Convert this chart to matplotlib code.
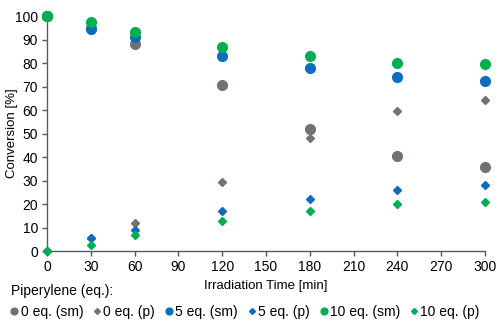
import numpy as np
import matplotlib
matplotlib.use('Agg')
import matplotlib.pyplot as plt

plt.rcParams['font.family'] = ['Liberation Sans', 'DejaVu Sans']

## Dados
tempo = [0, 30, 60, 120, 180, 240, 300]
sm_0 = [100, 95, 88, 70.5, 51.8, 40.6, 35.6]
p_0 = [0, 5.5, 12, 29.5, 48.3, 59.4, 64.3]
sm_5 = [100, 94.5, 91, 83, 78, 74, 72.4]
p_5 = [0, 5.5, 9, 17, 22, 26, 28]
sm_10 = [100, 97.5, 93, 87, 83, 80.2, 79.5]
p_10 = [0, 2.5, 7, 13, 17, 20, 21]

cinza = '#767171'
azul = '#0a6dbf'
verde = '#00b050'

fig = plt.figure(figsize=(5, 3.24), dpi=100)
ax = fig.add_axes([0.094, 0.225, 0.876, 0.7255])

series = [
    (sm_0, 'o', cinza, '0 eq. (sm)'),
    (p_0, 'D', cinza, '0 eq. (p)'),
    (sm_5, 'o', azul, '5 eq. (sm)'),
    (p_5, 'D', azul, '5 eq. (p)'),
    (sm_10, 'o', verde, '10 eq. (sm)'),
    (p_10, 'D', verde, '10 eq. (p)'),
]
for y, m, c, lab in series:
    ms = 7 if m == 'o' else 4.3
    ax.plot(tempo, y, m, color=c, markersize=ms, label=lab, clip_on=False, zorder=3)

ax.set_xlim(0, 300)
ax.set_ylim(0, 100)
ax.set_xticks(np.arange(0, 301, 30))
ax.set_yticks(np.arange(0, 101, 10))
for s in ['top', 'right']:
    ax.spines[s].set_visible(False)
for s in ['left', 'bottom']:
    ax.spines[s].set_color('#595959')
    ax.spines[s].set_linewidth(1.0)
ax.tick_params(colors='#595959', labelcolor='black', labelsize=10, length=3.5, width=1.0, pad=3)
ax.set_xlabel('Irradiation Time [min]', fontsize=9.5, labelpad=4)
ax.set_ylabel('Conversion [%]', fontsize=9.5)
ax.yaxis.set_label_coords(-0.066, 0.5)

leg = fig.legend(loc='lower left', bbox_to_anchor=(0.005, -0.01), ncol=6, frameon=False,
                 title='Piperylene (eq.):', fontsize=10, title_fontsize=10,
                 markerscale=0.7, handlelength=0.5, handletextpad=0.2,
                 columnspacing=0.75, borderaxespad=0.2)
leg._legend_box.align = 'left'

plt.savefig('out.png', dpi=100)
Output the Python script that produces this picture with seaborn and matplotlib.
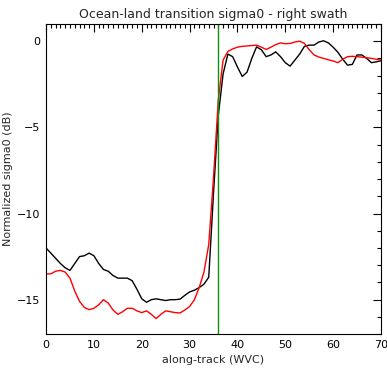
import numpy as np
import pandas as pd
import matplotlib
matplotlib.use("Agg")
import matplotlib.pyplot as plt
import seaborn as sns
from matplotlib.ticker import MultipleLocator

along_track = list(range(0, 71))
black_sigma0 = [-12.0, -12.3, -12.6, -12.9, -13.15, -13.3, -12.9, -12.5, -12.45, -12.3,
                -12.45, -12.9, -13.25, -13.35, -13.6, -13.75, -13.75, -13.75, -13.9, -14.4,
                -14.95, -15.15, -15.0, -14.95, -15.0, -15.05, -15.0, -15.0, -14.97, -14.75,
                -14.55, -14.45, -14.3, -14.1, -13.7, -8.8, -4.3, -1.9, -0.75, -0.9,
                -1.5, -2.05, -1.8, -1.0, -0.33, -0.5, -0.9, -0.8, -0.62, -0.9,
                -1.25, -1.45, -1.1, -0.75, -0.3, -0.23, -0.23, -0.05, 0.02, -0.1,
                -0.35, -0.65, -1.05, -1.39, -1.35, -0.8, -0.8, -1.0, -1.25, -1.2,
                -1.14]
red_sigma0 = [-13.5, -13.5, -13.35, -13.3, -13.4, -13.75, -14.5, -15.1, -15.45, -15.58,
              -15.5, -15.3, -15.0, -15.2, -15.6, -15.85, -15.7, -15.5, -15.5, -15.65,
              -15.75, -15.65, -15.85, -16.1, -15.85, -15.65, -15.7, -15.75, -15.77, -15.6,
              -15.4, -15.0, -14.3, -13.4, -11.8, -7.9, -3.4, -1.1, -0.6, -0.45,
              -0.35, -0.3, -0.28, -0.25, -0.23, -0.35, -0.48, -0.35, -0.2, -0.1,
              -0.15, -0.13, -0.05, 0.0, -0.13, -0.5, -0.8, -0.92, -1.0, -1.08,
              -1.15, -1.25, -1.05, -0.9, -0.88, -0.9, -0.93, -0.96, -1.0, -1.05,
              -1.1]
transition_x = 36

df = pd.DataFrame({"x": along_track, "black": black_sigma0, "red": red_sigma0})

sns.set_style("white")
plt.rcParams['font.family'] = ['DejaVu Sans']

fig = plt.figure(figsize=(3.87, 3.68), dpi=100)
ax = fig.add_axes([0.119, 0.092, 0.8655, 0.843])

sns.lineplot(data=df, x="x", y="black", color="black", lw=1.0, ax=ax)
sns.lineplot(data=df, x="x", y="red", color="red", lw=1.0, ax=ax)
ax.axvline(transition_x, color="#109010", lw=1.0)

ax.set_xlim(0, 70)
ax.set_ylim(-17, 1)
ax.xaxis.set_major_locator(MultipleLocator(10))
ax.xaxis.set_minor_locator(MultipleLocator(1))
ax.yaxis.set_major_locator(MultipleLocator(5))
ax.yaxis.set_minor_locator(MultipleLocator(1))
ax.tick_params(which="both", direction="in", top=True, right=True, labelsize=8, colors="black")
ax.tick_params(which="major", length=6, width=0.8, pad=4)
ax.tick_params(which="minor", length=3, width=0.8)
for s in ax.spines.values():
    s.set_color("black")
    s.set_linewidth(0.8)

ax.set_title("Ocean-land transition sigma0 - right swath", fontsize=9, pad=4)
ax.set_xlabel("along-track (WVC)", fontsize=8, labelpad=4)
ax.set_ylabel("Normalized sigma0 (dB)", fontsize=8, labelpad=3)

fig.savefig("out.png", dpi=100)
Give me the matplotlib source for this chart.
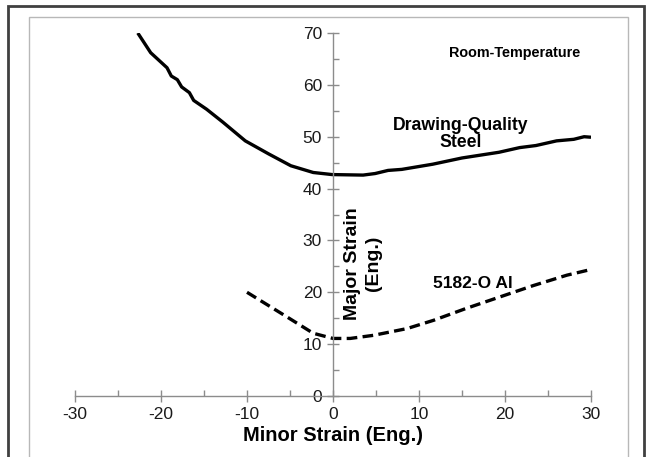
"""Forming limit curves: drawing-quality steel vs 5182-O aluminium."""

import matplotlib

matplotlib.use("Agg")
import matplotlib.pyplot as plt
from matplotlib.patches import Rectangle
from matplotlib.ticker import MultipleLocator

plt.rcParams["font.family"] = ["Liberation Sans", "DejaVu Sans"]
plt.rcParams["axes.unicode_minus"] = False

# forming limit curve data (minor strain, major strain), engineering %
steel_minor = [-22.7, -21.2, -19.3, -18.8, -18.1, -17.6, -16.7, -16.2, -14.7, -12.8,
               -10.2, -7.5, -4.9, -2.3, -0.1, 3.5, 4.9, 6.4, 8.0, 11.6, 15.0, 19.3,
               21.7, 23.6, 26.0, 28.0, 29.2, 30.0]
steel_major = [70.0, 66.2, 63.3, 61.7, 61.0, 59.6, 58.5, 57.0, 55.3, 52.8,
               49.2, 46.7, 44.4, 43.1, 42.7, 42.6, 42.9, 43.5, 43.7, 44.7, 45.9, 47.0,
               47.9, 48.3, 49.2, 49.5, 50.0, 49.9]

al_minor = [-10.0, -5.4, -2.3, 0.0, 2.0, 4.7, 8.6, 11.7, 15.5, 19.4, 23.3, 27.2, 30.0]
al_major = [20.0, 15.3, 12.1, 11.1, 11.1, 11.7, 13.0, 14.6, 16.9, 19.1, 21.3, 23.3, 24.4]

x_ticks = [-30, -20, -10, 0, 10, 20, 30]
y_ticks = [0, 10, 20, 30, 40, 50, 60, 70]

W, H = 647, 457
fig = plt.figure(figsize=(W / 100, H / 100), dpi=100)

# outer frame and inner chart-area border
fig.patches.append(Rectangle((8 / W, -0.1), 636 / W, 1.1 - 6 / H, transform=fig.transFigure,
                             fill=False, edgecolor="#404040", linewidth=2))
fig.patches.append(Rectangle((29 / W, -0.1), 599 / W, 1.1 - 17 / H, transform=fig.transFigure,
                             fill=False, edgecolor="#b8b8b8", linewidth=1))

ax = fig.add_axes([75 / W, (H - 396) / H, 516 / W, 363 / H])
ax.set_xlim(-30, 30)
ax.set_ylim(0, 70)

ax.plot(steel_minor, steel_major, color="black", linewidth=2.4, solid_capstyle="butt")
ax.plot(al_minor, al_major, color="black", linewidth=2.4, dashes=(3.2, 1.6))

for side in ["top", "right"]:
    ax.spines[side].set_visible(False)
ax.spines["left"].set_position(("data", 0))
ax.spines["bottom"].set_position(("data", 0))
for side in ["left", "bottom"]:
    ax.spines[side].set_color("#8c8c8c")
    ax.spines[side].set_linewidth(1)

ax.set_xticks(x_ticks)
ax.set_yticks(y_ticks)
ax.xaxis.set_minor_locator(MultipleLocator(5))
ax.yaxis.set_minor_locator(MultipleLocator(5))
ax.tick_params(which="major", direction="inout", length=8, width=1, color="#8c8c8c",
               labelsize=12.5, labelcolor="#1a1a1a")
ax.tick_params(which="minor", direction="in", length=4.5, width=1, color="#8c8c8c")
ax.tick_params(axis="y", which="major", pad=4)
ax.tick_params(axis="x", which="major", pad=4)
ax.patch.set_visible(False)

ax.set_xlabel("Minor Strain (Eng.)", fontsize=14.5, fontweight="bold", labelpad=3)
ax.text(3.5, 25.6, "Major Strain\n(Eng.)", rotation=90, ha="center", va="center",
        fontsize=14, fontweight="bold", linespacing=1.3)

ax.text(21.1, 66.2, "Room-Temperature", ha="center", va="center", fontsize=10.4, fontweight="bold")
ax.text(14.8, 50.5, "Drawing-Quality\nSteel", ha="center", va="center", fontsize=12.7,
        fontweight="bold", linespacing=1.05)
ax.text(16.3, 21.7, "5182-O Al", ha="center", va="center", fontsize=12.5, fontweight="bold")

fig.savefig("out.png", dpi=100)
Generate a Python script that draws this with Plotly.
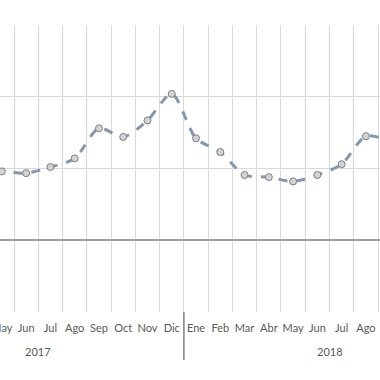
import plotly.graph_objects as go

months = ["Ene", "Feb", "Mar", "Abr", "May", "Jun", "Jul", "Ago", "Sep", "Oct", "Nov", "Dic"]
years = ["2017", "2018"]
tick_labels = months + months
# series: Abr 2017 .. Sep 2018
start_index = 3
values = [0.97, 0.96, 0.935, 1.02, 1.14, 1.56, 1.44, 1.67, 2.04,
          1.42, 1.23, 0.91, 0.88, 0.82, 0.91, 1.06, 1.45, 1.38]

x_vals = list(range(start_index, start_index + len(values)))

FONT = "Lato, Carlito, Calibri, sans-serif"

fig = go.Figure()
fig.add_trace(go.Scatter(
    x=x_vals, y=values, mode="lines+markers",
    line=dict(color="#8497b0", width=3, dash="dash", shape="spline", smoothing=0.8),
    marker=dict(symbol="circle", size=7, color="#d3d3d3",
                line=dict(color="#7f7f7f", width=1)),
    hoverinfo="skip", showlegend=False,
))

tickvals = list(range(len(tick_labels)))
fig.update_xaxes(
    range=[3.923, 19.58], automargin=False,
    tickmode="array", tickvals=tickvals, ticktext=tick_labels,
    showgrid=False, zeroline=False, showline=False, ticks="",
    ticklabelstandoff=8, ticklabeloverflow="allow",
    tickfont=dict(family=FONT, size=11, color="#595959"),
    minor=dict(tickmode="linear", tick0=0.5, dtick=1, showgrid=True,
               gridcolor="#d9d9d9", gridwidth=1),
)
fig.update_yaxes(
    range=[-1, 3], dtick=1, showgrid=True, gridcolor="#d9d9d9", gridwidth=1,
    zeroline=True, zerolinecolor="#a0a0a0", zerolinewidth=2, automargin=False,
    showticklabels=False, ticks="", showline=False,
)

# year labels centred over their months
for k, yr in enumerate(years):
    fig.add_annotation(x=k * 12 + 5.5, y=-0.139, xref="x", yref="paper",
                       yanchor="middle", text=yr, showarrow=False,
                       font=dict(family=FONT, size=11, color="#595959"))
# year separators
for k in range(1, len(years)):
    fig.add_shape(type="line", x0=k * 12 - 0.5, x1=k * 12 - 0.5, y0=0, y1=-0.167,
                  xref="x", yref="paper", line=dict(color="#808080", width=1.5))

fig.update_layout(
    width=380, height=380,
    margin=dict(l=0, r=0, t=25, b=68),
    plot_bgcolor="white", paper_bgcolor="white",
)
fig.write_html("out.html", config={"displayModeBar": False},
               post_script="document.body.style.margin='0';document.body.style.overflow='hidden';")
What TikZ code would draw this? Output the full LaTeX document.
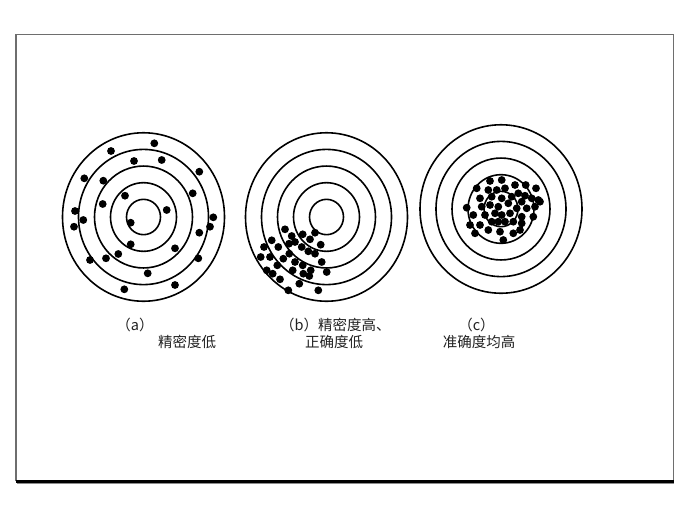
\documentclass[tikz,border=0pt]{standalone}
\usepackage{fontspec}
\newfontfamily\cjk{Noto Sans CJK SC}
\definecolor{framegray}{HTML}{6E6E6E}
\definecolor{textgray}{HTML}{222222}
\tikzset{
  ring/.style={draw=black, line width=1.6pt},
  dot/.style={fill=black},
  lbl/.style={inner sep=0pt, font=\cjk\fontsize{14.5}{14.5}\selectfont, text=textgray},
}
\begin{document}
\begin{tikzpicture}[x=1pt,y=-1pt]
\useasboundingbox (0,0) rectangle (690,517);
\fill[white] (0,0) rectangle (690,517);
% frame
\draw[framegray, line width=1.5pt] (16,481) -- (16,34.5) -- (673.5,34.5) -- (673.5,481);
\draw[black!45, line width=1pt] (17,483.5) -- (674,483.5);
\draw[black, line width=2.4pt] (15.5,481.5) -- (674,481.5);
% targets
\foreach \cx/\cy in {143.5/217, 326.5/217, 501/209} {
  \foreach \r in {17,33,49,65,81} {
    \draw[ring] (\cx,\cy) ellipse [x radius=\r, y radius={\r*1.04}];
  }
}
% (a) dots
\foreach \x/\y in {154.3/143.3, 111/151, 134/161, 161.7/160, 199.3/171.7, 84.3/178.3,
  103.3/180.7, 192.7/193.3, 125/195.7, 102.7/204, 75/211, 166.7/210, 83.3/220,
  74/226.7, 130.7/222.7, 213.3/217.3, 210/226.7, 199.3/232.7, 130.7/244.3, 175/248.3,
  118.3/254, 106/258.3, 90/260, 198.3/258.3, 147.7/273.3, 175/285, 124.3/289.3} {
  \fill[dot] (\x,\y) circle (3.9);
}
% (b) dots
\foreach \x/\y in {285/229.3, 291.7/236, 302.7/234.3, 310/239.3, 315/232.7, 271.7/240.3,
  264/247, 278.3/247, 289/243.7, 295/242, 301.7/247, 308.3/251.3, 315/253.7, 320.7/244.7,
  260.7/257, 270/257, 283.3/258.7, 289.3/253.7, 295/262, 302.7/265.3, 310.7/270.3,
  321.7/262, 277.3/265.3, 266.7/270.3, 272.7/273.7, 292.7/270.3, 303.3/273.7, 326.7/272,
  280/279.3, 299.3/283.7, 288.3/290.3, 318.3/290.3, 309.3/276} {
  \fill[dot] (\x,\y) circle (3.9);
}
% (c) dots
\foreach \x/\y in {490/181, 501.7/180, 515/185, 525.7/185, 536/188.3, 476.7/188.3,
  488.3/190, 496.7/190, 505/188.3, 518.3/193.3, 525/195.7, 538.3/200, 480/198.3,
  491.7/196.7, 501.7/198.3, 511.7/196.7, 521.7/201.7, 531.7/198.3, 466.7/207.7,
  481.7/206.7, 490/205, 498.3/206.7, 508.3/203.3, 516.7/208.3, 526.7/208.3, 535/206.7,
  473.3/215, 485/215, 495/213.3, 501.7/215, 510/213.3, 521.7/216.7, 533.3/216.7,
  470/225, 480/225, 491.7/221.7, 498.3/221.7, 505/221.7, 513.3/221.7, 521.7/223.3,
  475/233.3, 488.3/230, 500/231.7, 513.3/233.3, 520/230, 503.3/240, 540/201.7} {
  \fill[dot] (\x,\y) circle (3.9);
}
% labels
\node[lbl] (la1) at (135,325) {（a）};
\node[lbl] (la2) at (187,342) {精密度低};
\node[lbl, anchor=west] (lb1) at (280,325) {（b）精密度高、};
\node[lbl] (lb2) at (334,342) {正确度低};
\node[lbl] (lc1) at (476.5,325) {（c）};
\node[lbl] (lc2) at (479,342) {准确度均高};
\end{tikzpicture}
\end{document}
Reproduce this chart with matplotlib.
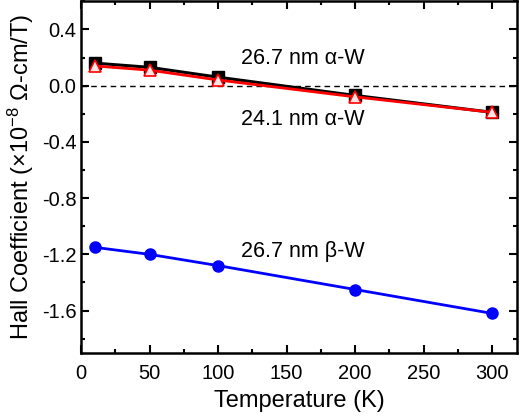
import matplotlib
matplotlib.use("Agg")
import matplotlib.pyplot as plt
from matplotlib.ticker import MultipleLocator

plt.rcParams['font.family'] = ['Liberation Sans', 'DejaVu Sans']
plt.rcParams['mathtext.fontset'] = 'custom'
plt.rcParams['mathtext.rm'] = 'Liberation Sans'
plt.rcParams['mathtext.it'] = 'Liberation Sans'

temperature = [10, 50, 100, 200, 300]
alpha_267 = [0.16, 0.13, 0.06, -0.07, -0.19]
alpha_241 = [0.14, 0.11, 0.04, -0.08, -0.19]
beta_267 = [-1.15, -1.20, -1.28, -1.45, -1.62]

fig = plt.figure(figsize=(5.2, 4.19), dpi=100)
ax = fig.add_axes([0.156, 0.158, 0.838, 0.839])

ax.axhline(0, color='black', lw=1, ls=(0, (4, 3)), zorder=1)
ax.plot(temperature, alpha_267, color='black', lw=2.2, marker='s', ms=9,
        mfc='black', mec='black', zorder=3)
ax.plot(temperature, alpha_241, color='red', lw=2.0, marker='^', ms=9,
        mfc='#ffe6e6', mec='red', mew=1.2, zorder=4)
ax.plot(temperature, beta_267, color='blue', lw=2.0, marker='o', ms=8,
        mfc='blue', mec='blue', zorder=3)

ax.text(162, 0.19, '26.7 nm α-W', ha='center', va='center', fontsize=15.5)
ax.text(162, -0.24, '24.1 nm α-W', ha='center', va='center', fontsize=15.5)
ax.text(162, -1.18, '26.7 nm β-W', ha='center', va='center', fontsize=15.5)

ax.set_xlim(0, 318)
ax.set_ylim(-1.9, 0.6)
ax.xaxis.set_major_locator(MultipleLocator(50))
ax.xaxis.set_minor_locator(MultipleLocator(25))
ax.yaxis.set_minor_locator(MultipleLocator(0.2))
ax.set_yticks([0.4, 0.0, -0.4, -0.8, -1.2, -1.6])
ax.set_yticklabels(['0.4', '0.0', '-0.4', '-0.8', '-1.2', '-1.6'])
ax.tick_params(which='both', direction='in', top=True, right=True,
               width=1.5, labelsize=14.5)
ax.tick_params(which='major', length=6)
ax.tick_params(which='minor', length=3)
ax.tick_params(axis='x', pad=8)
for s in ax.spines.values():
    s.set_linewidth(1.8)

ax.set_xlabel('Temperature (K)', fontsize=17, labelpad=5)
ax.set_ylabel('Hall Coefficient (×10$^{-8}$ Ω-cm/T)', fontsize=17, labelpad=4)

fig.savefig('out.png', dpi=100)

Aim>
Return exactly what appears from the opening line of the material through the line with "p_10 = [0, 2.5, 7, 13, 17, 20, 21]", apart from the pictures.

Answer for this exercise>
Convert this chart to matplotlib code.
import numpy as np
import matplotlib
matplotlib.use('Agg')
import matplotlib.pyplot as plt

plt.rcParams['font.family'] = ['Liberation Sans', 'DejaVu Sans']

## Dados
tempo = [0, 30, 60, 120, 180, 240, 300]
sm_0 = [100, 95, 88, 70.5, 51.8, 40.6, 35.6]
p_0 = [0, 5.5, 12, 29.5, 48.3, 59.4, 64.3]
sm_5 = [100, 94.5, 91, 83, 78, 74, 72.4]
p_5 = [0, 5.5, 9, 17, 22, 26, 28]
sm_10 = [100, 97.5, 93, 87, 83, 80.2, 79.5]
p_10 = [0, 2.5, 7, 13, 17, 20, 21]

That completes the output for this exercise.